My computer desk is at a window, the view from which really needed perking up. Yesterday I finally replaced the unsightly, open storage shelf. This has dramatically improved my “outlook!” (Get it?)
I vowed, on this sunny Saturday, to lean back and relish my cleaned-up view. And I am; it’s great. Now, however, I find my eyes diverting to dead plants, grimy chairs, and a fresh molehill every morning.
It’s been a cold January, and I don’t like yard work anyway, so none of this is likely to get my attention quite yet. Why make mountains out of molehills? Six weeks from now they will still be there, and the only ones seeing my yard right now are a blind old woman, a busy teenager, and a Labrador that’s “for the birds.”

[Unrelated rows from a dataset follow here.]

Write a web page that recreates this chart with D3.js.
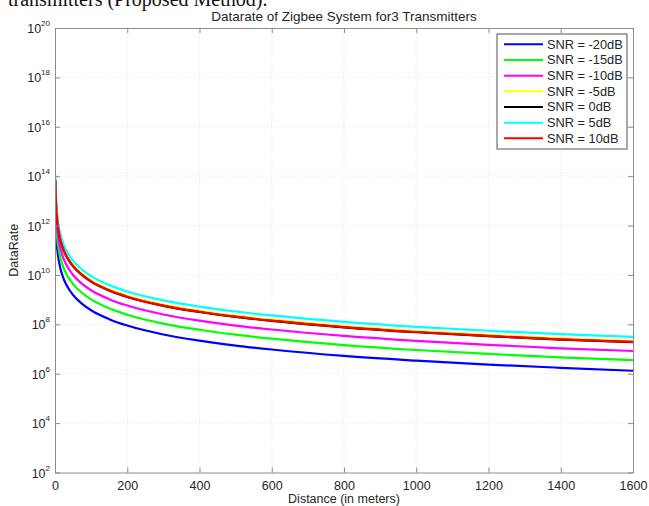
<!DOCTYPE html>
<html>
<head>
<meta charset="utf-8">
<script src="https://cdn.jsdelivr.net/npm/d3@7"></script>
<style>
  html, body { margin: 0; padding: 0; background: #fff; }
  svg { display: block; font-family: "Liberation Sans", Arial, sans-serif; }
</style>
</head>
<body>
<svg id="chart" width="649" height="506"></svg>
<script>
// Distances (m) at which the data rate was sampled
const distances = [1, 2, 3, 5, 7, 10, 15, 20, 30, 40, 50, 75, 100, 150, 200, 300, 400, 500, 600, 800, 1000, 1200, 1400, 1600];

// Data rate per SNR, stored as decades (log10 of the rate)
const snrMinus20 = [12.67, 12.05, 11.69, 11.24, 10.94, 10.62, 10.26, 10.00, 9.64, 9.39, 9.19, 8.83, 8.57, 8.21, 7.95, 7.59, 7.34, 7.14, 6.98, 6.72, 6.53, 6.37, 6.24, 6.12];
const snrMinus15 = [13.11, 12.49, 12.13, 11.68, 11.38, 11.06, 10.70, 10.44, 10.08, 9.83, 9.63, 9.27, 9.01, 8.65, 8.39, 8.03, 7.78, 7.58, 7.42, 7.16, 6.96, 6.80, 6.66, 6.55];
const snrMinus10 = [13.48, 12.86, 12.50, 12.05, 11.75, 11.43, 11.07, 10.81, 10.45, 10.20, 10.00, 9.64, 9.38, 9.02, 8.76, 8.40, 8.15, 7.95, 7.79, 7.53, 7.33, 7.17, 7.03, 6.92];
const snrMinus5  = [13.88, 13.26, 12.90, 12.45, 12.15, 11.83, 11.47, 11.21, 10.85, 10.60, 10.40, 10.04, 9.78, 9.42, 9.16, 8.80, 8.55, 8.35, 8.19, 7.93, 7.73, 7.57, 7.43, 7.32];
const snr0       = [13.83, 13.21, 12.85, 12.40, 12.10, 11.78, 11.42, 11.16, 10.80, 10.55, 10.35, 9.99, 9.73, 9.37, 9.11, 8.75, 8.50, 8.30, 8.14, 7.88, 7.68, 7.52, 7.38, 7.28];
const snr5       = [14.05, 13.43, 13.07, 12.62, 12.32, 12.00, 11.64, 11.38, 11.02, 10.77, 10.57, 10.21, 9.95, 9.59, 9.33, 8.97, 8.72, 8.52, 8.36, 8.10, 7.90, 7.74, 7.60, 7.49];
const snr10      = [13.84, 13.22, 12.86, 12.41, 12.11, 11.79, 11.43, 11.17, 10.81, 10.56, 10.36, 10.00, 9.74, 9.38, 9.12, 8.76, 8.51, 8.31, 8.15, 7.89, 7.69, 7.53, 7.39, 7.29];

const seriesLabels = ["SNR = -20dB", "SNR = -15dB", "SNR = -10dB", "SNR = -5dB", "SNR = 0dB", "SNR = 5dB", "SNR = 10dB"];
const seriesValues = [snrMinus20, snrMinus15, snrMinus10, snrMinus5, snr0, snr5, snr10];
const seriesColors = ["#0000ff", "#00ff00", "#ff00ff", "#ffff00", "#000000", "#00ffff", "#ff0000"];

const xTicks = [0, 200, 400, 600, 800, 1000, 1200, 1400, 1600];
const yTickExponents = [2, 4, 6, 8, 10, 12, 14, 16, 18, 20];

const titleText = "Datarate of Zigbee System for3 Transmitters";
const xLabelText = "Distance (in meters)";
const yLabelText = "DataRate";
const captionText = "transmitters (Proposed Method).";

const svg = d3.select("#chart");
const plot = { left: 55, right: 633, top: 28, bottom: 472.5 };
const textColor = "#262626";
const fontSize = 12.5;

const x = d3.scaleLinear().domain([0, 1600]).range([plot.left, plot.right]);
const y = d3.scaleLog().domain([1e2, 1e20]).range([plot.bottom, plot.top]);

// caption line of the surrounding document, clipped at the top edge
svg.append("text")
  .attr("x", 8).attr("y", 6)
  .attr("font-family", "'Liberation Serif', 'Times New Roman', serif")
  .attr("font-size", 20).attr("fill", "#111")
  .text(captionText);

// grid
const grid = svg.append("g").attr("stroke", "#dcdcdc").attr("stroke-width", 0.8).attr("stroke-dasharray", "1,2");
grid.selectAll(".gx").data(xTicks.slice(1, -1)).join("line")
  .attr("x1", d => x(d)).attr("x2", d => x(d))
  .attr("y1", plot.top).attr("y2", plot.bottom);
grid.selectAll(".gy").data(yTickExponents.slice(1, -1)).join("line")
  .attr("x1", plot.left).attr("x2", plot.right)
  .attr("y1", d => y(10 ** d)).attr("y2", d => y(10 ** d));

// curves
svg.append("clipPath").attr("id", "plotclip").append("rect")
  .attr("x", plot.left).attr("y", plot.top)
  .attr("width", plot.right - plot.left).attr("height", plot.bottom - plot.top);

const line = d3.line()
  .x(d => x(d[0]))
  .y(d => y(10 ** d[1]))
  .curve(d3.curveMonotoneX);

const curves = svg.append("g").attr("clip-path", "url(#plotclip)");
seriesValues.forEach((vals, i) => {
  curves.append("path")
    .datum(distances.map((d, j) => [d, vals[j]]))
    .attr("fill", "none")
    .attr("stroke", seriesColors[i])
    .attr("stroke-width", 2.2)
    .attr("stroke-linejoin", "round")
    .attr("d", line);
});

// axes box with inward ticks on all four sides
const axisColor = "#8c8c8c";
const tickLen = 5;
const xAxis = d3.axisBottom(x).tickValues(xTicks).tickFormat(d3.format("d"))
  .tickSizeInner(-tickLen).tickSizeOuter(0).tickPadding(9);
const gx = svg.append("g").attr("transform", `translate(0,${plot.bottom})`).call(xAxis);
gx.select(".domain").attr("stroke", axisColor);
gx.selectAll(".tick line").attr("stroke", axisColor);
gx.selectAll(".tick text").attr("font-size", fontSize).attr("fill", textColor)
  .attr("font-family", "'Liberation Sans', Arial, sans-serif");

const gxTop = svg.append("g").attr("transform", `translate(0,${plot.top})`)
  .call(d3.axisTop(x).tickValues(xTicks).tickSizeInner(-tickLen).tickSizeOuter(0).tickFormat(""));
gxTop.select(".domain").attr("stroke", axisColor);
gxTop.selectAll(".tick line").attr("stroke", axisColor);

const yAxis = d3.axisLeft(y).tickValues(yTickExponents.map(e => 10 ** e))
  .tickSizeInner(-tickLen).tickSizeOuter(0).tickFormat("");
const gy = svg.append("g").attr("transform", `translate(${plot.left},0)`).call(yAxis);
gy.select(".domain").attr("stroke", axisColor);
gy.selectAll(".tick line").attr("stroke", axisColor);

const gyRight = svg.append("g").attr("transform", `translate(${plot.right},0)`)
  .call(d3.axisRight(y).tickValues(yTickExponents.map(e => 10 ** e))
    .tickSizeInner(-tickLen).tickSizeOuter(0).tickFormat(""));
gyRight.select(".domain").attr("stroke", axisColor);
gyRight.selectAll(".tick line").attr("stroke", axisColor);

// y tick labels as 10 with superscript exponent
const yl = svg.append("g").attr("fill", textColor).attr("font-size", fontSize);
yTickExponents.forEach(e => {
  const t = yl.append("text")
    .attr("x", plot.left - 5)
    .attr("y", y(10 ** e) + 5)
    .attr("text-anchor", "end");
  t.append("tspan").text("10");
  t.append("tspan").attr("font-size", 8).attr("dy", -7).text(e);
});

// title and axis labels
svg.append("text")
  .attr("x", (plot.left + plot.right) / 2).attr("y", 20.5)
  .attr("text-anchor", "middle").attr("font-size", 13.5).attr("fill", textColor)
  .text(titleText);

svg.append("text")
  .attr("x", (plot.left + plot.right) / 2).attr("y", 503)
  .attr("text-anchor", "middle").attr("font-size", fontSize).attr("fill", textColor)
  .text(xLabelText);

svg.append("text")
  .attr("transform", `translate(18,${(plot.top + plot.bottom) / 2}) rotate(-90)`)
  .attr("text-anchor", "middle").attr("font-size", fontSize).attr("fill", textColor)
  .text(yLabelText);

// legend
const legend = svg.append("g");
const lg = { x: 497, y: 34, w: 130, h: 115, row: 15.67 };
legend.append("rect")
  .attr("x", lg.x).attr("y", lg.y).attr("width", lg.w).attr("height", lg.h)
  .attr("fill", "#fff").attr("stroke", "#555").attr("stroke-width", 1);
seriesLabels.forEach((label, i) => {
  const cy = lg.y + 10.3 + i * lg.row;
  legend.append("line")
    .attr("x1", lg.x + 7).attr("x2", lg.x + 46)
    .attr("y1", cy).attr("y2", cy)
    .attr("stroke", seriesColors[i]).attr("stroke-width", 2);
  legend.append("text")
    .attr("x", lg.x + 50).attr("y", cy + 4.5)
    .attr("font-size", fontSize + 0.3).attr("fill", textColor)
    .text(label);
});
</script>
</body>
</html>
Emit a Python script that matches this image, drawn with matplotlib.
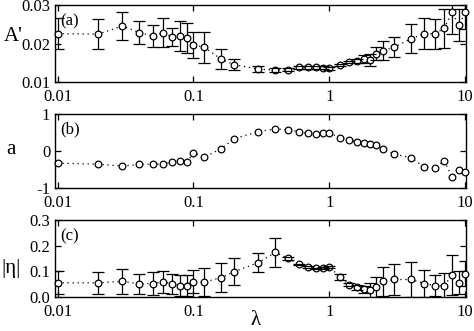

I have to say, though, for me the molehills have always been sore spots. (Get it?) Our property abuts a wetland, so these vermin are part and parcel. Each February, those of us who are willing move the earth, taking care not to leave hills and valleys that would undermine a harmless game of Frisbee or croquet. But there’s an unstated understanding that volleyball games take place on somebody else’s half-acre, as we’re not perfectionists. (“A perfectionist is a person who takes great pains—then passes them on to others.”)
I tend to be project-oriented. I make lists of daunting tasks and tackle them like a scrumptious pie: munch down one slice very day until I’m sick of it. (Make molehills out of mountains!) There are many jobs in life that require superior planning, extreme exertion, or (my personal favorite) wacky weirdos. The trick is to look at it like the dozen molehills out on my lawn: Roll up your Sleeves, Find a Tool to help, and Use a Shovel if you have to.